We require $$f(a) = 1$$. Substituting $$x=a$$ into the expression for $$f(x)$$:
$$f(a) = C \cdot g(a) = 1$$
To find the value of $$C$$, we first need to evaluate $$g(a)$$.
$$g(a) = \prod_{x_0 \in K, x_0 \neq a} (a - x_0)$$

Question1.step4 (Evaluating g(a) Using Properties of Finite Fields)

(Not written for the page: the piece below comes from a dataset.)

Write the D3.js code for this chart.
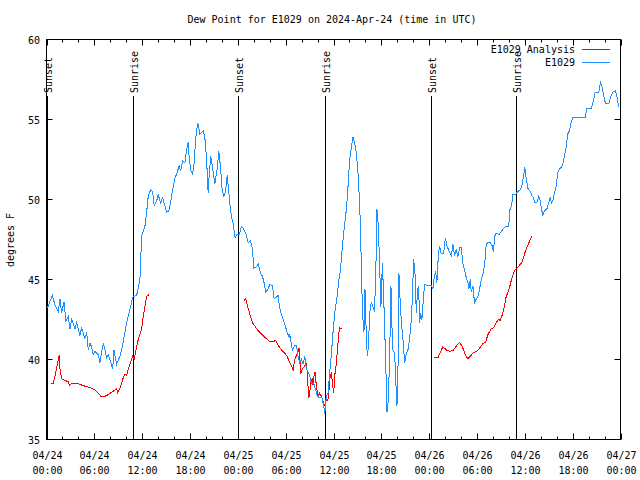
<!DOCTYPE html>
<html lang="en">
<head>
<meta charset="UTF-8">
<title>Dew Point for E1029</title>
<script src="https://d3js.org/d3.v7.min.js"></script>
<style>
    body { margin: 0; background: #fff; }
    text { font-family: "DejaVu Sans Mono", monospace; font-size: 10px; fill: #000; }
</style>
</head>
<body>
<svg width="640" height="480"></svg>
<script>
    // hours after 2024-04-24 00:00 UTC, dew point in degrees F
    const obsHours = [0.10, 0.73, 1.07, 1.48, 1.69, 1.90, 2.19, 2.44, 2.73, 2.94, 3.16, 3.57, 3.78, 4.20, 4.41, 4.82, 5.04, 5.24, 5.45, 5.66,
        5.86, 6.08, 6.49, 6.70, 6.92, 7.12, 7.33, 7.54, 7.74, 7.96, 8.30, 8.46, 8.80, 9.21, 9.55, 9.84, 10.13, 10.46, 10.80, 11.30,
        11.72, 11.93, 12.34, 12.56, 12.76, 13.06, 13.31, 13.51, 13.81, 14.01, 14.31, 14.56, 14.85, 15.06, 15.35, 15.56, 15.81, 16.10, 16.39, 16.64,
        16.82, 17.07, 17.36, 17.57, 17.77, 17.89, 18.11, 18.32, 18.52, 18.73, 18.98, 19.24, 19.45, 19.65, 19.86, 20.08, 20.28, 20.40, 20.61, 20.83,
        21.12, 21.40, 21.62, 21.83, 22.03, 22.24, 22.46, 22.66, 22.83, 23.00, 23.21, 23.41, 23.66, 23.87, 24.16, 24.46, 24.66, 25.00, 25.29, 25.59,
        25.84, 26.00, 26.34, 26.54, 26.84, 27.09, 27.29, 27.51, 27.79, 28.01, 28.35, 28.55, 28.85, 29.05, 29.26, 29.47, 29.67, 29.89, 30.18, 30.43,
        30.51, 30.73, 30.85, 31.14, 31.35, 31.55, 31.77, 31.98, 32.18, 32.39, 32.61, 32.81, 33.02, 33.23, 33.52, 33.77, 33.98, 34.27, 34.56, 34.77,
        34.90, 35.11, 35.31, 35.53, 35.74, 35.94, 36.15, 36.44, 36.69, 36.87, 37.12, 37.32, 37.62, 37.82, 38.03, 38.25, 38.45, 38.66, 38.87, 39.07,
        39.29, 39.41, 39.54, 39.70, 39.82, 39.95, 40.13, 40.25, 40.38, 40.54, 40.75, 40.95, 41.13, 41.29, 41.45, 41.63, 41.79, 41.95, 42.13, 42.29,
        42.54, 42.71, 42.88, 43.05, 43.21, 43.33, 43.46, 43.67, 43.88, 43.96, 44.09, 44.21, 44.39, 44.55, 44.71, 44.92, 45.14, 45.34, 45.55, 45.76,
        45.89, 46.05, 46.22, 46.39, 46.55, 46.68, 46.80, 46.93, 47.09, 47.27, 47.43, 47.84, 48.27, 48.47, 48.65, 48.81, 48.97, 49.15, 49.31, 49.52,
        49.81, 50.03, 50.23, 50.48, 50.78, 50.98, 51.19, 51.40, 51.60, 51.82, 52.03, 52.23, 52.44, 52.66, 52.86, 52.98, 53.16, 53.28, 53.48, 53.70,
        53.91, 54.11, 54.32, 54.54, 54.74, 54.95, 55.16, 55.36, 55.66, 55.91, 56.08, 56.20, 56.42, 56.74, 57.04, 57.33, 57.58, 57.99, 58.08, 58.33,
        58.50, 58.83, 59.12, 59.42, 59.62, 59.84, 60.00, 60.18, 60.38, 60.68, 60.93, 61.09, 61.25, 61.50, 61.75, 61.93, 62.09, 62.26, 62.47, 62.76,
        63.01, 63.18, 63.35, 63.51, 63.72, 63.93, 64.14, 64.35, 64.56, 64.76, 64.97, 65.19, 65.39, 65.60, 65.81, 66.02, 67.57, 67.77, 68.32, 68.52,
        68.82, 69.27, 69.49, 69.70, 69.90, 70.11, 70.53, 70.74, 71.03, 71.37, 71.53, 71.78];
    const obsDewpt = [43.2, 44.0, 43.4, 43.0, 43.8, 42.9, 43.6, 42.4, 42.7, 41.9, 42.5, 41.9, 42.3, 41.5, 42.0, 41.3, 41.7, 40.6, 41.0, 40.8,
        40.3, 40.5, 40.3, 39.8, 40.5, 41.0, 40.6, 40.1, 40.3, 40.0, 39.4, 40.6, 39.7, 40.2, 40.9, 41.7, 42.5, 43.1, 43.9, 44.0,
        45.0, 47.7, 48.3, 49.2, 50.2, 50.6, 50.5, 49.6, 49.9, 50.3, 49.8, 50.1, 49.6, 49.2, 49.3, 49.8, 50.6, 51.3, 51.7, 52.1,
        51.8, 52.4, 52.3, 53.1, 53.6, 52.7, 51.8, 51.6, 52.3, 53.9, 54.8, 54.1, 54.2, 54.3, 53.9, 52.5, 50.4, 51.5, 52.7, 52.0,
        51.0, 51.9, 53.0, 52.0, 50.6, 50.2, 50.5, 51.5, 50.7, 49.7, 48.9, 48.5, 47.6, 47.8, 47.8, 48.3, 48.2, 47.9, 47.3, 47.4,
        46.9, 45.7, 45.8, 46.0, 45.4, 45.2, 44.8, 44.2, 44.4, 44.7, 44.6, 43.8, 43.9, 44.0, 43.2, 42.8, 42.5, 42.2, 41.7, 41.4,
        41.6, 40.9, 40.6, 40.9, 40.9, 40.2, 39.8, 40.0, 39.7, 40.2, 39.4, 39.2, 39.0, 38.5, 38.5, 38.1, 37.7, 37.6, 37.6, 37.1,
        36.6, 37.7, 37.9, 39.2, 40.4, 41.7, 42.9, 43.9, 45.0, 45.6, 47.1, 48.1, 49.4, 50.8, 52.5, 53.3, 53.9, 53.5, 52.9, 51.7,
        49.6, 47.7, 44.6, 42.5, 41.7, 44.4, 41.3, 40.2, 40.8, 42.9, 43.6, 43.3, 43.0, 45.0, 49.4, 48.3, 45.8, 43.3, 46.0, 44.0,
        40.0, 36.7, 37.5, 40.4, 44.6, 42.1, 40.6, 40.4, 37.9, 37.1, 39.4, 45.4, 43.3, 42.1, 41.3, 39.8, 40.4, 40.6, 41.3, 42.5,
        43.8, 46.3, 45.4, 42.9, 44.4, 44.6, 42.3, 42.9, 42.5, 43.8, 44.7, 44.6, 44.6, 44.4, 45.2, 45.5, 44.8, 46.5, 47.1, 46.6,
        46.6, 47.6, 47.1, 46.8, 46.5, 47.2, 46.5, 46.9, 46.4, 47.0, 47.0, 46.0, 45.6, 45.1, 44.8, 44.4, 45.0, 44.2, 44.6, 43.5,
        43.8, 43.9, 44.4, 45.0, 45.3, 45.9, 47.2, 47.3, 47.3, 47.1, 46.7, 47.7, 47.9, 47.8, 48.0, 48.2, 48.3, 48.3, 49.3, 49.6,
        50.3, 50.3, 50.5, 50.6, 50.8, 51.5, 52.0, 51.3, 50.7, 50.5, 50.2, 50.1, 49.8, 49.8, 50.2, 49.9, 49.4, 49.0, 49.3, 49.4,
        49.8, 50.1, 49.8, 49.9, 50.4, 50.8, 51.7, 51.9, 52.0, 52.2, 52.7, 53.3, 54.1, 54.3, 54.8, 55.1, 55.1, 55.7, 55.7, 56.0,
        56.7, 56.7, 57.3, 57.0, 56.5, 56.0, 56.0, 56.4, 56.7, 56.8, 56.5, 55.8];

    // analysis runs, null marks a break between runs
    const anaHours = [0.56, 0.85, 1.07, 1.28, 1.48, 1.60, 1.69, 1.90, 2.32, 2.73, 2.86, 3.16, 3.98, 4.41, 5.04, 5.66, 6.08, 6.49, 6.83, 7.33,
        7.74, 8.17, 8.58, 8.80, 8.92, 9.21, 9.62, 9.84, 10.05, 10.25, 10.59, 10.80, 11.00, 11.22, 11.43, 11.72, 11.93, 12.13, 12.34, 12.56,
        12.76, 12.88, null,
        24.79, 25.00, 25.29, 25.59, 25.84, 26.13, 26.54, 26.97, 27.38, 27.79, 28.10, 28.42, 28.76, 29.05, 29.47, 29.89, 30.18, 30.51, 30.85, 30.93,
        31.14, 31.35, 31.55, 31.68, 31.77, 31.85, 32.11, 32.39, 32.61, 32.73, 32.89, 33.02, 33.15, 33.31, 33.43, 33.56, 33.68, 33.86, 34.06, 34.27,
        34.49, 34.69, 34.90, 35.03, 35.19, 35.36, 35.53, 35.74, 35.86, 36.03, 36.15, 36.28, 36.40, 36.53, 36.65, 36.78, 37.03, null,
        48.62, 49.10, 49.40, 49.72, 50.15, 50.65, 51.07, 51.48, 51.82, 52.07, 52.32, 52.57, 52.86, 53.16, 53.48, 53.91, 54.32, 54.74, 55.08, 55.41,
        55.74, 56.08, 56.42, 56.67, 56.92, 57.17, 57.42, 57.67, 57.87, 58.08, 58.33, 58.58, 58.80, 59.00, 59.34, 59.67, 59.96, 60.25, 60.59, 60.93];
    const anaDewpt = [38.5, 38.5, 39.0, 39.5, 40.0, 40.3, 39.4, 38.8, 38.7, 38.6, 38.4, 38.5, 38.5, 38.4, 38.3, 38.2, 38.1, 37.9, 37.7, 37.7,
        37.8, 37.95, 38.1, 38.2, 37.9, 38.2, 38.85, 39.1, 39.0, 39.4, 39.9, 40.2, 40.05, 40.6, 41.1, 41.6, 41.9, 42.7, 43.3, 43.95,
        44.05, 44.0, null,
        43.7, 43.8, 43.2, 42.7, 42.3, 42.1, 41.8, 41.6, 41.4, 41.2, 41.1, 41.1, 41.2, 40.9, 40.6, 40.4, 40.2, 39.8, 39.5, 39.3,
        40.0, 40.25, 40.5, 40.7, 40.4, 39.1, 39.4, 39.6, 39.75, 39.0, 37.6, 37.9, 38.6, 38.8, 38.4, 39.0, 39.2, 38.3, 37.7, 37.9,
        37.7, 37.4, 37.1, 37.5, 37.4, 37.6, 38.75, 39.2, 38.5, 37.9, 39.0, 39.4, 40.0, 40.8, 41.6, 41.98, 41.9, null,
        40.1, 40.1, 40.45, 40.8, 40.6, 40.5, 40.6, 40.9, 41.05, 40.9, 40.6, 40.25, 40.05, 40.2, 40.4, 40.5, 40.7, 41.0, 41.1, 41.6,
        41.9, 41.98, 42.3, 42.5, 42.45, 42.8, 43.3, 43.95, 44.2, 44.5, 45.0, 45.4, 45.6, 45.7, 45.9, 46.1, 46.6, 46.98, 47.4, 47.75];

    const sunHours = [0.08, 10.84, 24.0, 34.94, 48.2, 58.83];
    const sunLabels = ["Sunset", "Sunrise", "Sunset", "Sunrise", "Sunset", "Sunrise"];
    const yTicks = [35, 40, 45, 50, 55, 60];
    const seriesNames = ["E1029 Analysis", "E1029"];
    const seriesColors = ["#ff0000", "#1e90ff"];

    const svg = d3.select("svg");
    const t0 = Date.UTC(2024, 3, 24);
    const toDate = h => new Date(t0 + h * 3600e3);

    const x = d3.scaleUtc()
        .domain([toDate(0), toDate(72)])
        .range([46.5, 620.5]);
    const y = d3.scaleLinear()
        .domain([35, 60])
        .range([439.5, 39.5]);

    // title
    svg.append("text")
        .attr("x", 332).attr("y", 23)
        .attr("text-anchor", "middle")
        .text("Dew Point for E1029 on 2024-Apr-24 (time in UTC)");

    // y label
    svg.append("text")
        .attr("transform", "translate(14,240) rotate(-90)")
        .attr("text-anchor", "middle")
        .text("degrees F");

    // ticks, inward on all four sides
    const ticks = svg.append("g").attr("stroke", "#000").attr("stroke-width", 1);
    const xTicks = d3.utcHour.every(2).range(toDate(0), toDate(72.01));
    xTicks.forEach(d => {
        const major = d.getUTCHours() % 6 === 0;
        const len = major ? 6 : 3;
        const xp = Math.round(x(d)) + 0.5;
        ticks.append("line").attr("x1", xp).attr("x2", xp).attr("y1", 439.5).attr("y2", 439.5 - len);
        ticks.append("line").attr("x1", xp).attr("x2", xp).attr("y1", 39.5).attr("y2", 39.5 + len);
        if (major) {
            const lbl = svg.append("text").attr("text-anchor", "middle");
            lbl.append("tspan").attr("x", xp).attr("y", 459).text(d3.utcFormat("%m/%d")(d));
            lbl.append("tspan").attr("x", xp).attr("y", 474).text(d3.utcFormat("%H:%M")(d));
        }
    });
    yTicks.forEach(v => {
        const yp = y(v);
        ticks.append("line").attr("x1", 46.5).attr("x2", 52.5).attr("y1", yp).attr("y2", yp);
        ticks.append("line").attr("x1", 620.5).attr("x2", 614.5).attr("y1", yp).attr("y2", yp);
        svg.append("text")
            .attr("x", 40).attr("y", yp + 4)
            .attr("text-anchor", "end")
            .text(v);
    });

    // sunrise / sunset markers
    sunHours.forEach((h, i) => {
        const xp = Math.round(x(toDate(h))) + 0.5;
        svg.append("line")
            .attr("x1", xp).attr("x2", xp)
            .attr("y1", 96).attr("y2", 439.5)
            .attr("stroke", "#000");
        svg.append("text")
            .attr("transform", `translate(${xp + 4},93) rotate(-90)`)
            .attr("text-anchor", "start")
            .text(sunLabels[i]);
    });

    const line = d3.line()
        .defined(d => d[1] !== null)
        .x(d => x(toDate(d[0])))
        .y(d => y(d[1]));

    svg.append("path")
        .datum(anaHours.map((h, i) => [h, anaDewpt[i]]))
        .attr("fill", "none")
        .attr("stroke", seriesColors[0])
        .attr("stroke-width", 1)
        .attr("shape-rendering", "crispEdges")
        .attr("d", line);

    svg.append("path")
        .datum(obsHours.map((h, i) => [h, obsDewpt[i]]))
        .attr("fill", "none")
        .attr("stroke", seriesColors[1])
        .attr("stroke-width", 1)
        .attr("shape-rendering", "crispEdges")
        .attr("d", line);

    // frame
    svg.append("rect")
        .attr("x", 46.5).attr("y", 39.5)
        .attr("width", 574).attr("height", 400)
        .attr("fill", "none")
        .attr("stroke", "#000");

    // legend
    seriesNames.forEach((name, i) => {
        const ly = 49 + i * 13;
        svg.append("text")
            .attr("x", 575).attr("y", ly + 4)
            .attr("text-anchor", "end")
            .text(name);
        svg.append("line")
            .attr("x1", 582).attr("x2", 610)
            .attr("y1", ly + 0.5).attr("y2", ly + 0.5)
            .attr("stroke", seriesColors[i]);
    });
</script>
</body>
</html>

In a finite field $$K$$ with $$q$$ elements, it is a fundamental property that every element $$y \in K$$ is a root of the polynomial $$x^q - x$$. This means we can factor $$x^q - x$$ as the product of $$(x - y)$$ for all $$y \in K$$:
$$x^q - x = \prod_{y \in K} (x - y)$$
We can separate the factor corresponding to $$a$$ from the product:
$$x^q - x = (x - a) \cdot \left( \prod_{y \in K, y \neq a} (x - y) \right)$$
Notice that the product term on the right is exactly our polynomial $$g(x)$$. So, we have:
$$x^q - x = (x - a) \cdot g(x)$$
To find $$g(a)$$, we differentiate both sides with respect to $$x$$. Let $$P(x) = x^q - x$$. Then $$P(x) = (x - a)g(x)$$.
Using the product rule for differentiation:
$$P'(x) = \frac{d}{dx}(x - a) \cdot g(x) + (x - a) \cdot \frac{d}{dx}g(x)$$
$$P'(x) = 1 \cdot g(x) + (x - a) \cdot g'(x)$$
Now, substitute $$x=a$$ into this equation:
$$P'(a) = g(a) + (a - a) \cdot g'(a)$$
$$P'(a) = g(a) + 0 \cdot g'(a)$$
$$P'(a) = g(a)$$
Next, we compute the derivative of $$P(x) = x^q - x$$:
$$P'(x) = qx^{q-1} - 1$$
In a finite field $$K$$ of characteristic $$p$$ (where $$q = p^k$$ for some integer $$k \ge 1$$), the sum of $$q$$ copies of $$1_K$$ (the multiplicative identity in $$K$$) is $$0_K$$. This means $$q \cdot 1_K = 0_K$$ in $$K$$.
Therefore, $$qx^{q-1} = (q \cdot 1_K) \cdot x^{q-1} = 0_K \cdot x^{q-1} = 0_K$$ in $$K$$.
So, $$P'(x) = 0 - 1 = -1$$ in $$K$$.
Since $$P'(x) = -1$$ for all $$x \in K$$, it implies $$P'(a) = -1$$.
Thus, we have found that $$g(a) = -1$$.

**step5** Determining the Constant C and Final Polynomial

From Step 3, we had the equation $$C \cdot g(a) = 1$$.
Now, substituting $$g(a) = -1$$ (from Step 4):
$$C \cdot (-1) = 1$$
To find $$C$$, we multiply both sides by $$-1$$ (which is its own inverse in any field):
$$C = -1$$
Finally, we substitute this value of $$C$$ back into our expression for $$f(x)$$:
$$f(x) = C \cdot g(x) = -1 \cdot \prod_{x_0 \in K, x_0 \neq a} (x - x_0)$$
So, the polynomial is $$f(x) = - \prod_{x_0 \in K, x_0 \neq a} (x - x_0)$$.

**step6** Conclusion

We have successfully constructed a polynomial $$f(x) = - \prod_{x_0 \in K, x_0 \neq a} (x - x_0)$$. This polynomial satisfies the required conditions:
1. For any $$x_0 \in K$$ where $$x_0 \neq a$$, one of the factors $$(x_0 - x_0)$$ in the product for $$f(x_0)$$ will be zero, making $$f(x_0) = 0$$.
2. For $$x = a$$, we found that $$\prod_{x_0 \in K, x_0 \neq a} (a - x_0) = g(a) = -1$$. Therefore, $$f(a) = -(-1) = 1$$.
Thus, such a polynomial exists over the finite field $$K$$.